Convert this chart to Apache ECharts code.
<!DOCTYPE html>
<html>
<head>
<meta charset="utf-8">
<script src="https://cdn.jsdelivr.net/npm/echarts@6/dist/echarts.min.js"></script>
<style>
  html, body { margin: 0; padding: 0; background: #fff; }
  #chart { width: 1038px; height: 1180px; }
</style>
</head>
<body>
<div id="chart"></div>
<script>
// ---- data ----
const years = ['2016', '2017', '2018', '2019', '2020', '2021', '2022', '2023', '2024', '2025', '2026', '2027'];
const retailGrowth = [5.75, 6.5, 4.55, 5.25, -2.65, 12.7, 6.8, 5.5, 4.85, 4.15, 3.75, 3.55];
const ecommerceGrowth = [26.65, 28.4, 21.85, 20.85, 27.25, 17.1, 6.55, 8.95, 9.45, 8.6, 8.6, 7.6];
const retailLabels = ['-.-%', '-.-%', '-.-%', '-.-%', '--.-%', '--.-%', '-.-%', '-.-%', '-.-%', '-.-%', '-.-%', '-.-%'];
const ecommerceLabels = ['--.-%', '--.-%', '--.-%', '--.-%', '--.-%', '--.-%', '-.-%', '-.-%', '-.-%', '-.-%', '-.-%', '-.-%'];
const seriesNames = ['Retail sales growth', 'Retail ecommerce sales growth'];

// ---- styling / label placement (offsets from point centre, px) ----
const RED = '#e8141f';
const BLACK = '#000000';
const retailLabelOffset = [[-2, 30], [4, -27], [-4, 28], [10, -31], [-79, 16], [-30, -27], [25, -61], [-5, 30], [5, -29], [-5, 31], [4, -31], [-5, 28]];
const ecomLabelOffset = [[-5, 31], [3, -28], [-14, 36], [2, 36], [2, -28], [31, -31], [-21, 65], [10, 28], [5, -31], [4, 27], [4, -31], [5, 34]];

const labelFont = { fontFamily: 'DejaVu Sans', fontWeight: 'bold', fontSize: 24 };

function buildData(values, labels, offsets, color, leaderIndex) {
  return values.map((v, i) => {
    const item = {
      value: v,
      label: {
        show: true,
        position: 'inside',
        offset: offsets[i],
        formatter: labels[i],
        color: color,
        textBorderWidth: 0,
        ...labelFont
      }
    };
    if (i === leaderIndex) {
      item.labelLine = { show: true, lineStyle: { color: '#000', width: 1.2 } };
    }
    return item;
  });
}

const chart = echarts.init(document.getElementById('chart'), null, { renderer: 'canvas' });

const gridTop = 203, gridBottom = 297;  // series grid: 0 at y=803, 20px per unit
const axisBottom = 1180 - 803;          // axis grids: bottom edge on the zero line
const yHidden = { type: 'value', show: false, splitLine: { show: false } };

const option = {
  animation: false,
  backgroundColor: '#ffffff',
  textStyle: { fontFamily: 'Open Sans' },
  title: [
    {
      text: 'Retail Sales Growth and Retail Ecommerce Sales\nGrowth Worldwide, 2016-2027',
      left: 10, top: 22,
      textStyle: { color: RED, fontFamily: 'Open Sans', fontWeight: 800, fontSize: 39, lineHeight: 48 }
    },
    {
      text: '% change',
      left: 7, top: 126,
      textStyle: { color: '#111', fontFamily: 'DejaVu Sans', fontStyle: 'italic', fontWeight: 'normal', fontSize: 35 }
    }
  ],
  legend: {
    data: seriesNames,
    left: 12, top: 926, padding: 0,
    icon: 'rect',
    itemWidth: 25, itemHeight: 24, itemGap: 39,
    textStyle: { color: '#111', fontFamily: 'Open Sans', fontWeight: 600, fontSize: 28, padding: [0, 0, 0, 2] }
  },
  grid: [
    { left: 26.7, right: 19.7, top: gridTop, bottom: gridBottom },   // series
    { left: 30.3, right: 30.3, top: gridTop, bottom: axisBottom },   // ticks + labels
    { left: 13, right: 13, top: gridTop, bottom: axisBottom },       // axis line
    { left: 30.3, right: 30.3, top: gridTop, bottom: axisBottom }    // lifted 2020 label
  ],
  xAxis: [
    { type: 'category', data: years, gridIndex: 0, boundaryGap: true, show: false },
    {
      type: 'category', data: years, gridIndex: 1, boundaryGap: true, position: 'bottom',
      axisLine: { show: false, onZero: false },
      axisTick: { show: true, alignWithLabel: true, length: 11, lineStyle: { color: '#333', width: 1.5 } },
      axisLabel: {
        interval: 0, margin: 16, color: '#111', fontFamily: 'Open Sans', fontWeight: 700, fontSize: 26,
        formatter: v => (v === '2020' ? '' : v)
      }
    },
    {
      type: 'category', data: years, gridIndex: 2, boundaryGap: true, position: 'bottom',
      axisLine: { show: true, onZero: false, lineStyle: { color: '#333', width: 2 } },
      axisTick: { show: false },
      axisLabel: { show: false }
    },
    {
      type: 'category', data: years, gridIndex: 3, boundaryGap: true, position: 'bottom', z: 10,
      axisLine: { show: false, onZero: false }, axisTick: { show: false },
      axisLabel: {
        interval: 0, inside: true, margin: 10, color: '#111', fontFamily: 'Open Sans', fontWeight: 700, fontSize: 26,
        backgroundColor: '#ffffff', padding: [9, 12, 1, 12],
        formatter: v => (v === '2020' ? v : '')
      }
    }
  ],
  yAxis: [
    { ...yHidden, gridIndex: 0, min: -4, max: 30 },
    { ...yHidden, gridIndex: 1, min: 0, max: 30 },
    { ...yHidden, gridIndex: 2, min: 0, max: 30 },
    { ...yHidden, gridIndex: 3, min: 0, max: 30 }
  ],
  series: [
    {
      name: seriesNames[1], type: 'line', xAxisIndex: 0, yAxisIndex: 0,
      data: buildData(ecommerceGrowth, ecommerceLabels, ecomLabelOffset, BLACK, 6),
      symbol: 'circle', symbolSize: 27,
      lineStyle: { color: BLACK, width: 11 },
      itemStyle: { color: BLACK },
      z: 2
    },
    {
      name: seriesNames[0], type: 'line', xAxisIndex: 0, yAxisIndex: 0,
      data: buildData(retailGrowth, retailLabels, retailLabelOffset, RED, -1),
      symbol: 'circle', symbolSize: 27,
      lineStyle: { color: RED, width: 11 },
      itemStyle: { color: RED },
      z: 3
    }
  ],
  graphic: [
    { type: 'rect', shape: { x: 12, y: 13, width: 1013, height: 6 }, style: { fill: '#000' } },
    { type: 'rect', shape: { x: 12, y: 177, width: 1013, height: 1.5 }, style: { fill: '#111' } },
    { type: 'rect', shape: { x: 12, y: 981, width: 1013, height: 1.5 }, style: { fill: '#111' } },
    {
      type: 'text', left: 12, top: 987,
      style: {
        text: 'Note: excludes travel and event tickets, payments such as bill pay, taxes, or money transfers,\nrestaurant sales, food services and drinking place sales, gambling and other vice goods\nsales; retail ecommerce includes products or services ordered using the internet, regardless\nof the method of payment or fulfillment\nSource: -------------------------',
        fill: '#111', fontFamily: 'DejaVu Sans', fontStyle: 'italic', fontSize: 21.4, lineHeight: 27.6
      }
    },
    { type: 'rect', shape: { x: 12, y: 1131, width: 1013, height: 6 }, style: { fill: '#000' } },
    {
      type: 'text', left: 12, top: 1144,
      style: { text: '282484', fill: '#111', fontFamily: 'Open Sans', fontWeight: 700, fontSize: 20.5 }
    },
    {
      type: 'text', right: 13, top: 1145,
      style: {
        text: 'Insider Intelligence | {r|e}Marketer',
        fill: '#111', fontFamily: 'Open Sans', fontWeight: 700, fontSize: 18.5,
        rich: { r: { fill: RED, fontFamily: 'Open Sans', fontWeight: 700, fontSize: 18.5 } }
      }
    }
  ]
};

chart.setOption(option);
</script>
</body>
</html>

Your objective
Repeat, word for word, the lines from the opening of the material through the line containing "const seriesNames = ['Retail".

Expected answer
Convert this chart to Apache ECharts code.
<!DOCTYPE html>
<html>
<head>
<meta charset="utf-8">
<script src="https://cdn.jsdelivr.net/npm/echarts@6/dist/echarts.min.js"></script>
<style>
  html, body { margin: 0; padding: 0; background: #fff; }
  #chart { width: 1038px; height: 1180px; }
</style>
</head>
<body>
<div id="chart"></div>
<script>
// ---- data ----
const years = ['2016', '2017', '2018', '2019', '2020', '2021', '2022', '2023', '2024', '2025', '2026', '2027'];
const retailGrowth = [5.75, 6.5, 4.55, 5.25, -2.65, 12.7, 6.8, 5.5, 4.85, 4.15, 3.75, 3.55];
const ecommerceGrowth = [26.65, 28.4, 21.85, 20.85, 27.25, 17.1, 6.55, 8.95, 9.45, 8.6, 8.6, 7.6];
const retailLabels = ['-.-%', '-.-%', '-.-%', '-.-%', '--.-%', '--.-%', '-.-%', '-.-%', '-.-%', '-.-%', '-.-%', '-.-%'];
const ecommerceLabels = ['--.-%', '--.-%', '--.-%', '--.-%', '--.-%', '--.-%', '-.-%', '-.-%', '-.-%', '-.-%', '-.-%', '-.-%'];
const seriesNames = ['Retail sales growth', 'Retail ecommerce sales growth'];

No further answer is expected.